Transactional Evidence
The court also assessed the significance of transactions involving shipments of goods to New York and the placement of orders from within the state. It clarified that the shipment of goods alone does not meet the threshold of "doing business," as established in prior rulings. The court emphasized that all orders placed in New York required final approval from the corporate headquarters in Georgia, further disconnecting the defendant's activities from establishing jurisdiction. It pointed out that the placement of orders and shipment of goods, while indicative of some business activity, did not rise to the level of a continuous and systematic presence in New York. The court concluded that these transactional elements were insufficient to confer jurisdiction given the overall context of the defendant's operations.

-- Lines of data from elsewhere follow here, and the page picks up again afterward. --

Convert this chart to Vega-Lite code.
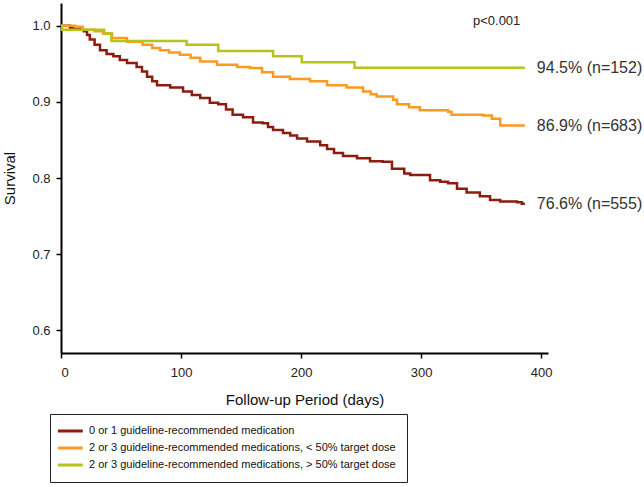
{
  "$schema": "https://vega.github.io/schema/vega-lite/v6.json",
  "width": 487,
  "height": 350,
  "autosize": {"type": "none"},
  "padding": {"left": 61, "top": 3, "right": 96, "bottom": 134},
  "background": "white",
  "config": {
    "view": {"stroke": null},
    "font": "Liberation Sans",
    "axis": {
      "grid": false,
      "domainColor": "black",
      "domainWidth": 2,
      "tickColor": "black",
      "tickWidth": 1.5,
      "tickSize": 5,
      "labelFont": "Liberation Sans",
      "labelFontSize": 13,
      "labelColor": "#222222",
      "titleFont": "Liberation Sans",
      "titleFontSize": 15,
      "titleFontWeight": "normal",
      "titleColor": "#111111"
    }
  },
  "datasets": {
    "km": [
      {"group": "0 or 1 guideline-recommended medication", "day": 0, "surv": 1.0},
      {"group": "0 or 1 guideline-recommended medication", "day": 7.5, "surv": 0.997},
      {"group": "0 or 1 guideline-recommended medication", "day": 16, "surv": 0.995},
      {"group": "0 or 1 guideline-recommended medication", "day": 19, "surv": 0.993},
      {"group": "0 or 1 guideline-recommended medication", "day": 21.7, "surv": 0.988},
      {"group": "0 or 1 guideline-recommended medication", "day": 24, "surv": 0.982},
      {"group": "0 or 1 guideline-recommended medication", "day": 28, "surv": 0.975},
      {"group": "0 or 1 guideline-recommended medication", "day": 32.5, "surv": 0.968},
      {"group": "0 or 1 guideline-recommended medication", "day": 38, "surv": 0.963},
      {"group": "0 or 1 guideline-recommended medication", "day": 43.6, "surv": 0.96},
      {"group": "0 or 1 guideline-recommended medication", "day": 49, "surv": 0.955},
      {"group": "0 or 1 guideline-recommended medication", "day": 55, "surv": 0.951},
      {"group": "0 or 1 guideline-recommended medication", "day": 63, "surv": 0.946},
      {"group": "0 or 1 guideline-recommended medication", "day": 67.5, "surv": 0.94},
      {"group": "0 or 1 guideline-recommended medication", "day": 71.7, "surv": 0.933},
      {"group": "0 or 1 guideline-recommended medication", "day": 76, "surv": 0.927},
      {"group": "0 or 1 guideline-recommended medication", "day": 80, "surv": 0.922},
      {"group": "0 or 1 guideline-recommended medication", "day": 91, "surv": 0.919},
      {"group": "0 or 1 guideline-recommended medication", "day": 101.7, "surv": 0.9136},
      {"group": "0 or 1 guideline-recommended medication", "day": 109, "surv": 0.909},
      {"group": "0 or 1 guideline-recommended medication", "day": 116, "surv": 0.905},
      {"group": "0 or 1 guideline-recommended medication", "day": 124, "surv": 0.899},
      {"group": "0 or 1 guideline-recommended medication", "day": 131, "surv": 0.897},
      {"group": "0 or 1 guideline-recommended medication", "day": 137.5, "surv": 0.89},
      {"group": "0 or 1 guideline-recommended medication", "day": 143, "surv": 0.883},
      {"group": "0 or 1 guideline-recommended medication", "day": 151.7, "surv": 0.88},
      {"group": "0 or 1 guideline-recommended medication", "day": 160, "surv": 0.873},
      {"group": "0 or 1 guideline-recommended medication", "day": 168, "surv": 0.872},
      {"group": "0 or 1 guideline-recommended medication", "day": 172.5, "surv": 0.867},
      {"group": "0 or 1 guideline-recommended medication", "day": 176.7, "surv": 0.863},
      {"group": "0 or 1 guideline-recommended medication", "day": 185, "surv": 0.859},
      {"group": "0 or 1 guideline-recommended medication", "day": 191, "surv": 0.856},
      {"group": "0 or 1 guideline-recommended medication", "day": 196.7, "surv": 0.852},
      {"group": "0 or 1 guideline-recommended medication", "day": 205, "surv": 0.848},
      {"group": "0 or 1 guideline-recommended medication", "day": 216, "surv": 0.843},
      {"group": "0 or 1 guideline-recommended medication", "day": 221.7, "surv": 0.838},
      {"group": "0 or 1 guideline-recommended medication", "day": 227.5, "surv": 0.833},
      {"group": "0 or 1 guideline-recommended medication", "day": 235, "surv": 0.829},
      {"group": "0 or 1 guideline-recommended medication", "day": 246.7, "surv": 0.826},
      {"group": "0 or 1 guideline-recommended medication", "day": 257.5, "surv": 0.822},
      {"group": "0 or 1 guideline-recommended medication", "day": 268, "surv": 0.8215},
      {"group": "0 or 1 guideline-recommended medication", "day": 275.8, "surv": 0.812},
      {"group": "0 or 1 guideline-recommended medication", "day": 286, "surv": 0.806},
      {"group": "0 or 1 guideline-recommended medication", "day": 291, "surv": 0.804},
      {"group": "0 or 1 guideline-recommended medication", "day": 307.5, "surv": 0.797},
      {"group": "0 or 1 guideline-recommended medication", "day": 316, "surv": 0.795},
      {"group": "0 or 1 guideline-recommended medication", "day": 322.5, "surv": 0.793},
      {"group": "0 or 1 guideline-recommended medication", "day": 330, "surv": 0.786},
      {"group": "0 or 1 guideline-recommended medication", "day": 338, "surv": 0.781},
      {"group": "0 or 1 guideline-recommended medication", "day": 349, "surv": 0.776},
      {"group": "0 or 1 guideline-recommended medication", "day": 357.5, "surv": 0.771},
      {"group": "0 or 1 guideline-recommended medication", "day": 366, "surv": 0.769},
      {"group": "0 or 1 guideline-recommended medication", "day": 380, "surv": 0.768},
      {"group": "0 or 1 guideline-recommended medication", "day": 384, "surv": 0.766},
      {"group": "0 or 1 guideline-recommended medication", "day": 386.5, "surv": 0.766},
      {"group": "2 or 3 guideline-recommended medications, < 50% target dose", "day": 0, "surv": 1.0},
      {"group": "2 or 3 guideline-recommended medications, < 50% target dose", "day": 11.7, "surv": 0.9987},
      {"group": "2 or 3 guideline-recommended medications, < 50% target dose", "day": 18, "surv": 0.995},
      {"group": "2 or 3 guideline-recommended medications, < 50% target dose", "day": 28, "surv": 0.993},
      {"group": "2 or 3 guideline-recommended medications, < 50% target dose", "day": 35, "surv": 0.99},
      {"group": "2 or 3 guideline-recommended medications, < 50% target dose", "day": 42.5, "surv": 0.984},
      {"group": "2 or 3 guideline-recommended medications, < 50% target dose", "day": 55, "surv": 0.979},
      {"group": "2 or 3 guideline-recommended medications, < 50% target dose", "day": 68, "surv": 0.975},
      {"group": "2 or 3 guideline-recommended medications, < 50% target dose", "day": 76, "surv": 0.971},
      {"group": "2 or 3 guideline-recommended medications, < 50% target dose", "day": 82.5, "surv": 0.968},
      {"group": "2 or 3 guideline-recommended medications, < 50% target dose", "day": 90, "surv": 0.965},
      {"group": "2 or 3 guideline-recommended medications, < 50% target dose", "day": 99, "surv": 0.962},
      {"group": "2 or 3 guideline-recommended medications, < 50% target dose", "day": 108, "surv": 0.958},
      {"group": "2 or 3 guideline-recommended medications, < 50% target dose", "day": 116, "surv": 0.953},
      {"group": "2 or 3 guideline-recommended medications, < 50% target dose", "day": 130, "surv": 0.949},
      {"group": "2 or 3 guideline-recommended medications, < 50% target dose", "day": 146.7, "surv": 0.946},
      {"group": "2 or 3 guideline-recommended medications, < 50% target dose", "day": 157.5, "surv": 0.9445},
      {"group": "2 or 3 guideline-recommended medications, < 50% target dose", "day": 167.5, "surv": 0.939},
      {"group": "2 or 3 guideline-recommended medications, < 50% target dose", "day": 176.7, "surv": 0.933},
      {"group": "2 or 3 guideline-recommended medications, < 50% target dose", "day": 190.8, "surv": 0.93},
      {"group": "2 or 3 guideline-recommended medications, < 50% target dose", "day": 207.5, "surv": 0.927},
      {"group": "2 or 3 guideline-recommended medications, < 50% target dose", "day": 221.7, "surv": 0.922},
      {"group": "2 or 3 guideline-recommended medications, < 50% target dose", "day": 238, "surv": 0.919},
      {"group": "2 or 3 guideline-recommended medications, < 50% target dose", "day": 251.7, "surv": 0.9136},
      {"group": "2 or 3 guideline-recommended medications, < 50% target dose", "day": 258, "surv": 0.91},
      {"group": "2 or 3 guideline-recommended medications, < 50% target dose", "day": 263, "surv": 0.907},
      {"group": "2 or 3 guideline-recommended medications, < 50% target dose", "day": 276.7, "surv": 0.903},
      {"group": "2 or 3 guideline-recommended medications, < 50% target dose", "day": 280, "surv": 0.897},
      {"group": "2 or 3 guideline-recommended medications, < 50% target dose", "day": 290, "surv": 0.893},
      {"group": "2 or 3 guideline-recommended medications, < 50% target dose", "day": 299, "surv": 0.889},
      {"group": "2 or 3 guideline-recommended medications, < 50% target dose", "day": 322.5, "surv": 0.887},
      {"group": "2 or 3 guideline-recommended medications, < 50% target dose", "day": 325.5, "surv": 0.883},
      {"group": "2 or 3 guideline-recommended medications, < 50% target dose", "day": 351.7, "surv": 0.882},
      {"group": "2 or 3 guideline-recommended medications, < 50% target dose", "day": 359, "surv": 0.878},
      {"group": "2 or 3 guideline-recommended medications, < 50% target dose", "day": 366, "surv": 0.869},
      {"group": "2 or 3 guideline-recommended medications, < 50% target dose", "day": 386.5, "surv": 0.869},
      {"group": "2 or 3 guideline-recommended medications, > 50% target dose", "day": 0, "surv": 1.0},
      {"group": "2 or 3 guideline-recommended medications, > 50% target dose", "day": 1, "surv": 0.995},
      {"group": "2 or 3 guideline-recommended medications, > 50% target dose", "day": 36, "surv": 0.99},
      {"group": "2 or 3 guideline-recommended medications, > 50% target dose", "day": 42, "surv": 0.98},
      {"group": "2 or 3 guideline-recommended medications, > 50% target dose", "day": 104.7, "surv": 0.975},
      {"group": "2 or 3 guideline-recommended medications, > 50% target dose", "day": 131, "surv": 0.967},
      {"group": "2 or 3 guideline-recommended medications, > 50% target dose", "day": 176.7, "surv": 0.96},
      {"group": "2 or 3 guideline-recommended medications, > 50% target dose", "day": 200.6, "surv": 0.952},
      {"group": "2 or 3 guideline-recommended medications, > 50% target dose", "day": 244.6, "surv": 0.945},
      {"group": "2 or 3 guideline-recommended medications, > 50% target dose", "day": 386.5, "surv": 0.945}
    ],
    "ends": [
      {"label": "94.5% (n=152)", "day": 396.5, "surv": 0.945},
      {"label": "86.9% (n=683)", "day": 396.5, "surv": 0.869},
      {"label": "76.6% (n=555)", "day": 396.5, "surv": 0.766}
    ],
    "pval": [
      {"label": "p<0.001", "day": 363, "surv": 1.0066}
    ]
  },
  "layer": [
    {
      "data": {"name": "km"},
      "mark": {"type": "line", "interpolate": "step-after", "strokeWidth": 2.5},
      "encoding": {
        "x": {
          "field": "day", "type": "quantitative",
          "scale": {"domain": [0, 405.8], "nice": false, "zero": false},
          "axis": {"values": [0, 100, 200, 300, 400], "title": "Follow-up Period (days)", "labelPadding": 8, "titlePadding": 13}
        },
        "y": {
          "field": "surv", "type": "quantitative",
          "scale": {"domain": [0.57, 1.03], "nice": false, "zero": false},
          "axis": {"values": [0.6, 0.7, 0.8, 0.9, 1.0], "format": ".1f", "title": "Survival", "labelPadding": 6, "titlePadding": 14}
        },
        "color": {
          "field": "group", "type": "nominal",
          "scale": {
            "domain": [
              "0 or 1 guideline-recommended medication",
              "2 or 3 guideline-recommended medications, < 50% target dose",
              "2 or 3 guideline-recommended medications, > 50% target dose"
            ],
            "range": ["#8C1D0E", "#FF9922", "#B4C41A"]
          },
          "legend": {
            "orient": "none",
            "legendX": -11,
            "legendY": 411,
            "title": null,
            "strokeColor": "#222222",
            "fillColor": "white",
            "padding": 11,
            "symbolType": "M-2.2,0H3.8",
            "symbolSize": 69,
            "symbolStrokeWidth": 3,
            "labelFont": "Liberation Sans",
            "labelFontSize": 11,
            "labelColor": "#111111",
            "labelLimit": 400,
            "labelOffset": 16,
            "rowPadding": 5
          }
        }
      }
    },
    {
      "data": {"name": "ends"},
      "mark": {"type": "text", "align": "left", "baseline": "middle", "fontSize": 16, "font": "Liberation Sans", "color": "#333333"},
      "encoding": {
        "x": {"field": "day", "type": "quantitative"},
        "y": {"field": "surv", "type": "quantitative"},
        "text": {"field": "label"}
      }
    },
    {
      "data": {"name": "pval"},
      "mark": {"type": "text", "align": "center", "baseline": "middle", "fontSize": 13, "font": "Liberation Sans", "color": "#222222"},
      "encoding": {
        "x": {"field": "day", "type": "quantitative"},
        "y": {"field": "surv", "type": "quantitative"},
        "text": {"field": "label"}
      }
    }
  ]
}
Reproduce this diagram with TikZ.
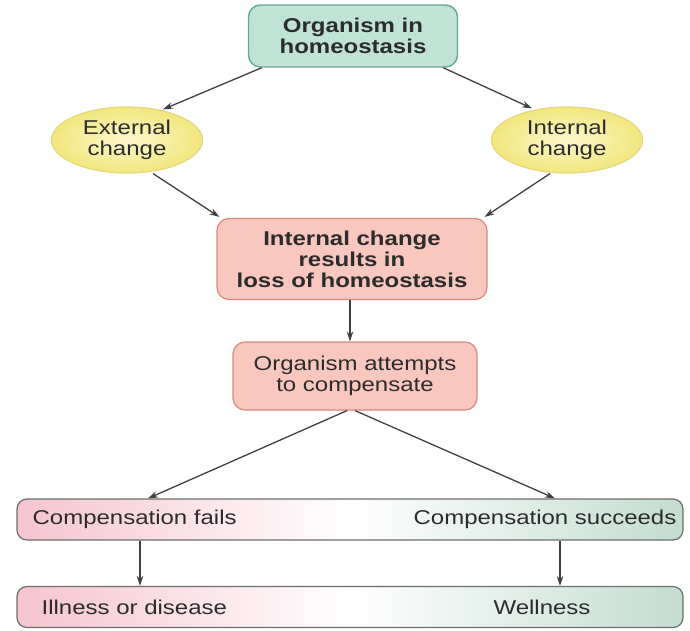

Overall Conclusion on Jurisdiction
Ultimately, the court ruled that the plaintiff failed to establish that the defendant was "doing business" in New York at the time the cause of action arose. The evidence presented did not demonstrate a pattern of continuous and systematic business activities that would warrant jurisdiction. The independent agents' roles, the lack of a physical office, and the nature of transactional interactions all contributed to the court's conclusion. Because the plaintiff could not meet the burden of proof required to establish jurisdiction, the defendant’s motion to dismiss was granted. The court's ruling reinforced the importance of a foreign corporation's substantial and ongoing engagement in the state to be subject to local jurisdiction.